Com isso, a taxa de motorização
no país (número de automóveis para cada 100 habitantes) passou de 14,2,
em 2001, para 22,7 em 2011. Nas quinze principais regiões metropolitanas, essa
mesma taxa atingiu 30,4 automóveis para cada 100 habitantes. Em algumas delas,
é superior a 40 auto/100hab, são os casos de São Paulo (40 auto/100hab),
Florianópolis (41,2 auto/100hab), Campinas (43,2 auto/100hab) e Curitiba (44,9
auto/100hab).
Nas propagandas os carros são
vendidos como a solução ideal para nossa mobilidade. São eles que nos levam com
rapidez, conforto e segurança de um ponto a outro. Nesse mundo perfeito, assim
como o céu está sempre azul, não há congestionamento, as ruas não tem buracos e
sempre há vaga para estacionar. Como vimos acima, essas propagandas ainda podem
convencer muita gente.
Entretanto, no dia a dia, a
realidade é bem diferente para os milhares de moradores das metrópoles:
pedestres e ciclistas não encontram condições seguras e eficientes de
circulação; passageiros dos ônibus esperam por horas nos pontos, sofrem
com a lotação, com os enormes congestionamentos causados, sobretudo, pelo
excesso de automóveis e com os constantes riscos de acidente; passageiros de
trens, metrôs e barcas sãoreféns das panes constantes.

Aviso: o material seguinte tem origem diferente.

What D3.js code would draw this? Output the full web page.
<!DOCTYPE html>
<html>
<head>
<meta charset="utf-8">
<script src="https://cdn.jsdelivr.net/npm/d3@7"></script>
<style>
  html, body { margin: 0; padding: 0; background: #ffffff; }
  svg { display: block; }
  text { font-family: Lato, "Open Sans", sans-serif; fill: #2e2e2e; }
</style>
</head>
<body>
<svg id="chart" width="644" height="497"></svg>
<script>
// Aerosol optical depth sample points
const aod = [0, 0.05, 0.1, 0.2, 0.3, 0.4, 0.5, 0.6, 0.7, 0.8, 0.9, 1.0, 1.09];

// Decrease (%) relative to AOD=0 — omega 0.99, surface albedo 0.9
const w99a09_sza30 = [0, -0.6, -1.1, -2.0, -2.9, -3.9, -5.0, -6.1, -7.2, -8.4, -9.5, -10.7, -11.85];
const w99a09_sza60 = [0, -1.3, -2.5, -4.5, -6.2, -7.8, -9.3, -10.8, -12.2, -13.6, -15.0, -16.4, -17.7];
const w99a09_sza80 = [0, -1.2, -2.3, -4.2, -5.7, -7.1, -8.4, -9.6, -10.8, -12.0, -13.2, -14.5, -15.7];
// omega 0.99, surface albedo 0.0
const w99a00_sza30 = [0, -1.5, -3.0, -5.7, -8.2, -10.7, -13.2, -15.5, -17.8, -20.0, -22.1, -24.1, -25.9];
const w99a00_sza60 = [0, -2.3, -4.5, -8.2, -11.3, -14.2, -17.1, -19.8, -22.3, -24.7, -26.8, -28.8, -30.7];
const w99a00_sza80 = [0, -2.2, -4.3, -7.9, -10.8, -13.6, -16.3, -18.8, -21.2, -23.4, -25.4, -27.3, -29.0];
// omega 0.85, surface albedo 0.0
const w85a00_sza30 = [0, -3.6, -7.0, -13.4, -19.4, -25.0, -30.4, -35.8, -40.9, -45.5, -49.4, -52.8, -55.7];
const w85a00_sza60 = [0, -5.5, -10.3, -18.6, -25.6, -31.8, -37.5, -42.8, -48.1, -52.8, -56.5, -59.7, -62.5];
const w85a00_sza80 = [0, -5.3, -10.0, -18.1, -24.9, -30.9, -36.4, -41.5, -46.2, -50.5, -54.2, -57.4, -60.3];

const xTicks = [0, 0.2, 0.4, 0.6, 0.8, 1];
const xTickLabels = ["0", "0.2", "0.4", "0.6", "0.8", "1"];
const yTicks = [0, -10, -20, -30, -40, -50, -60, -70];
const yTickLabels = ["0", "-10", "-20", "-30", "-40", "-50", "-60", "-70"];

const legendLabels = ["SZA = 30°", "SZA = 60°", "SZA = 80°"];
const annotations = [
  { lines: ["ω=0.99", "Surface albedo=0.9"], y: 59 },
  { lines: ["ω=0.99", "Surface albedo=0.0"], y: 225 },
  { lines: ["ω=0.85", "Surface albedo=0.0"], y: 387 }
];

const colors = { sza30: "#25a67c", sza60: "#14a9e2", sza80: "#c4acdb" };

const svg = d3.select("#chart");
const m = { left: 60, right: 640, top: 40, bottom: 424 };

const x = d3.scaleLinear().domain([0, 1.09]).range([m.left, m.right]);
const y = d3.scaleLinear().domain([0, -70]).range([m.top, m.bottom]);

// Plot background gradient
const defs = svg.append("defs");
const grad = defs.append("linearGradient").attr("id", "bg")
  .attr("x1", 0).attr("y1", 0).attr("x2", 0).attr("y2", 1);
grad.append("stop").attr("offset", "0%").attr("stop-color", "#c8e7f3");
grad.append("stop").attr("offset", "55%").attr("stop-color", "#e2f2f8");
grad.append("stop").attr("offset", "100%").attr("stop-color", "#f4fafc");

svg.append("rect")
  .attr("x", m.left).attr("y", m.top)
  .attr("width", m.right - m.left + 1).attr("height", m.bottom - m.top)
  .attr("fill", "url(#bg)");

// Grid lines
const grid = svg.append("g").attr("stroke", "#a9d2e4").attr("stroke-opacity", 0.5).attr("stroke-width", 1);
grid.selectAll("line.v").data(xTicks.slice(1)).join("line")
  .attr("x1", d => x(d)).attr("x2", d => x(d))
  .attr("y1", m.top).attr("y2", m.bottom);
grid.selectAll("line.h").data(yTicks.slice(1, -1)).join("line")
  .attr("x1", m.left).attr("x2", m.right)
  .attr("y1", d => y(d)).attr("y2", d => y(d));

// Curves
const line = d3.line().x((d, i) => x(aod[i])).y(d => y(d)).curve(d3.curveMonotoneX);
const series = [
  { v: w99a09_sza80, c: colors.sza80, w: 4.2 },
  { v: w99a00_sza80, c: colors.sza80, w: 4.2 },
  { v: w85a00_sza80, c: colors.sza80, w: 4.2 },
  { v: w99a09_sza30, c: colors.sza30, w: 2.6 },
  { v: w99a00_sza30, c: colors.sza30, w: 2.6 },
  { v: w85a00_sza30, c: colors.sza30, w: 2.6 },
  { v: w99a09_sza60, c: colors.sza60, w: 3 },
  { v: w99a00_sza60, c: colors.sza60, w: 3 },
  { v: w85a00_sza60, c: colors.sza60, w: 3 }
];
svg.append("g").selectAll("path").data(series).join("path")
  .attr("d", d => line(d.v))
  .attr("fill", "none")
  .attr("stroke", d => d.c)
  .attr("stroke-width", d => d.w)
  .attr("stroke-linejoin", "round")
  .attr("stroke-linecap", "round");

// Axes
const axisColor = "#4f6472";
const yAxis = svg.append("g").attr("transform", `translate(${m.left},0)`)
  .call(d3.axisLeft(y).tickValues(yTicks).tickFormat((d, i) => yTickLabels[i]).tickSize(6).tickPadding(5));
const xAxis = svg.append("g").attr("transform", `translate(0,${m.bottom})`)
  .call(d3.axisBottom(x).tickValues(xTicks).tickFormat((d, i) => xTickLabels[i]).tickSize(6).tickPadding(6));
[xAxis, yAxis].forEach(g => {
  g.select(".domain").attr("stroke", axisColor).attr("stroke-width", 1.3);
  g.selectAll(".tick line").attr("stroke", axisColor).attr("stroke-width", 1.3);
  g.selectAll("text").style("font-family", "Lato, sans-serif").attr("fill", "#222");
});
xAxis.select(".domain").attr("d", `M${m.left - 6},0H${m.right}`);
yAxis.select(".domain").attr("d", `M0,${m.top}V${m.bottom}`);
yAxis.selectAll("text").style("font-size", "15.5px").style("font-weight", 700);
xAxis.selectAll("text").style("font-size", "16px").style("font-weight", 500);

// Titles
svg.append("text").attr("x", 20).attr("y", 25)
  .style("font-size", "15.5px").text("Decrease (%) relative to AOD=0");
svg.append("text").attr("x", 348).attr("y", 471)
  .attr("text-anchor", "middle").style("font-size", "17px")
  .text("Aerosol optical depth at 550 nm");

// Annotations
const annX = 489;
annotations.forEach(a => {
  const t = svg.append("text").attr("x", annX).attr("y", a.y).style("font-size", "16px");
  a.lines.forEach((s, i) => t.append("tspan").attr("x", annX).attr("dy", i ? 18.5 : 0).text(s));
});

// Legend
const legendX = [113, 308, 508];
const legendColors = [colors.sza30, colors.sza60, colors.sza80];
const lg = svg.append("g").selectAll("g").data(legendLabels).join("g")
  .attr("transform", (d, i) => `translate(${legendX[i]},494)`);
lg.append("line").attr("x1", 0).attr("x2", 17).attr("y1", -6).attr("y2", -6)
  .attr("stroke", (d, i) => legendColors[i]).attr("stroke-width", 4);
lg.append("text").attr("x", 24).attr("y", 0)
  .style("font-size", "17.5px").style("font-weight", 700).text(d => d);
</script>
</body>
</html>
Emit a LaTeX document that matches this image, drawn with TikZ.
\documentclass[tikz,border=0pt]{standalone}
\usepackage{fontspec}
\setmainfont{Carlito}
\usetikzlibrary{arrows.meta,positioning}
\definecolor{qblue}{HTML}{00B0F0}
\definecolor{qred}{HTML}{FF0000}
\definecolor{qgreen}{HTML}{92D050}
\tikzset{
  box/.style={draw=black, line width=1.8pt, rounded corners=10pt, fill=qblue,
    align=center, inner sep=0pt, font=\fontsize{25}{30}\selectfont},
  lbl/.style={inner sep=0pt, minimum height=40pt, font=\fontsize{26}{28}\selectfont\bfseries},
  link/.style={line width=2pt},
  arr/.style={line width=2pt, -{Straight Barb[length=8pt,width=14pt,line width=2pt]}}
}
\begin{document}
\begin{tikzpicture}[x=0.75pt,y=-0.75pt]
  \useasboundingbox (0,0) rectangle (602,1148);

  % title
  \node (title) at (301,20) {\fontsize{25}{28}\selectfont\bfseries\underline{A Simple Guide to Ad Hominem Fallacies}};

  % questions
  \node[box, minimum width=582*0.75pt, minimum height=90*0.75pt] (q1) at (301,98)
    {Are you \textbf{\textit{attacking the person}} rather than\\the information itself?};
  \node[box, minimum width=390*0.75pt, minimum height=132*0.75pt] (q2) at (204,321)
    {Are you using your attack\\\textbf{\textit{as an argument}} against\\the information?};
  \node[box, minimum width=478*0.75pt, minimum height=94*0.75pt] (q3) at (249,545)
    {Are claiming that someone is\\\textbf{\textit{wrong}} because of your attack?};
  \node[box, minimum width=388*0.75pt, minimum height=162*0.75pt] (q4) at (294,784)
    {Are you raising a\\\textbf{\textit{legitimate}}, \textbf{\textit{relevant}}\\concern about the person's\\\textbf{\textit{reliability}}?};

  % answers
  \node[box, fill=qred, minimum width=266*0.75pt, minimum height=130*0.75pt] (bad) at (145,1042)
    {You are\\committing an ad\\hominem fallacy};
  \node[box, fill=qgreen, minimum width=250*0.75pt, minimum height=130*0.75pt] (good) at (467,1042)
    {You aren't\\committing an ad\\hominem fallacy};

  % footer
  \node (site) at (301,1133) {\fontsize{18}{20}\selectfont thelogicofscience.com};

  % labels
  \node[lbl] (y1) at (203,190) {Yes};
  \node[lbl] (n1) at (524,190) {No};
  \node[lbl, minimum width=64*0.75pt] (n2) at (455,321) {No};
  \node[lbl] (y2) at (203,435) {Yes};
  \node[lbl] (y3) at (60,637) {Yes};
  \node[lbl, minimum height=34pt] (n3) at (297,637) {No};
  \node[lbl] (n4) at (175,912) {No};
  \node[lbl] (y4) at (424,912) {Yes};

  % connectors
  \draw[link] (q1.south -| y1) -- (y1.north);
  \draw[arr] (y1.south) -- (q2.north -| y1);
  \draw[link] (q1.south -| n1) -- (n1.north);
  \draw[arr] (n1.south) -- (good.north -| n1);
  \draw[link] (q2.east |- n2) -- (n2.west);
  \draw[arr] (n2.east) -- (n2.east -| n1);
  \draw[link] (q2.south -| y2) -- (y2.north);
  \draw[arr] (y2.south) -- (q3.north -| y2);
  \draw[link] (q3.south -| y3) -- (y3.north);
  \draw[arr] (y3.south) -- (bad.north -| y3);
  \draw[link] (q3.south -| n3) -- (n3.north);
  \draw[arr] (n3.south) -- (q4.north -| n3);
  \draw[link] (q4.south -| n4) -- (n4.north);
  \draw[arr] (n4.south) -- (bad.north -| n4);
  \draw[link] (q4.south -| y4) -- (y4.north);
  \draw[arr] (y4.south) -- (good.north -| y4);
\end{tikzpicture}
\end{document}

São essas atuais condições de
circulação que tornam campanhas e datas simbólicas como o Dia Mundia Sem Carro
relevantes, principalmente quando os sinais da política pública de mobilidade
apontam para a não resolução dos graves problemas enfrentados atualmente pelas
metrópoles. Por isso, nunca é demais repetir a urgência de uma mudança nos
padrões de mobilidade.
E nesse caso é indispensável
rediscutir e colocar na pauta da agenda das políticas públicas não só
mecanismos de restrição ao uso do automóvel, como rodízios ou pedágios urbanos.
É preciso, além disso, inovar, criar e implantar ações que atraiam o
usuário do automóvel para outras formas de deslocamento. Só ações efetivas
podem convencer as pessoas a não usarem o carro. E isso só será possível através
da provisão de um serviço de transporte coletivo público, eficiente,
confortável e seguro, o que (infelizmente) parece estar bem longe do cenário
que se desenha para o futuro da mobilidade urbana no Brasil.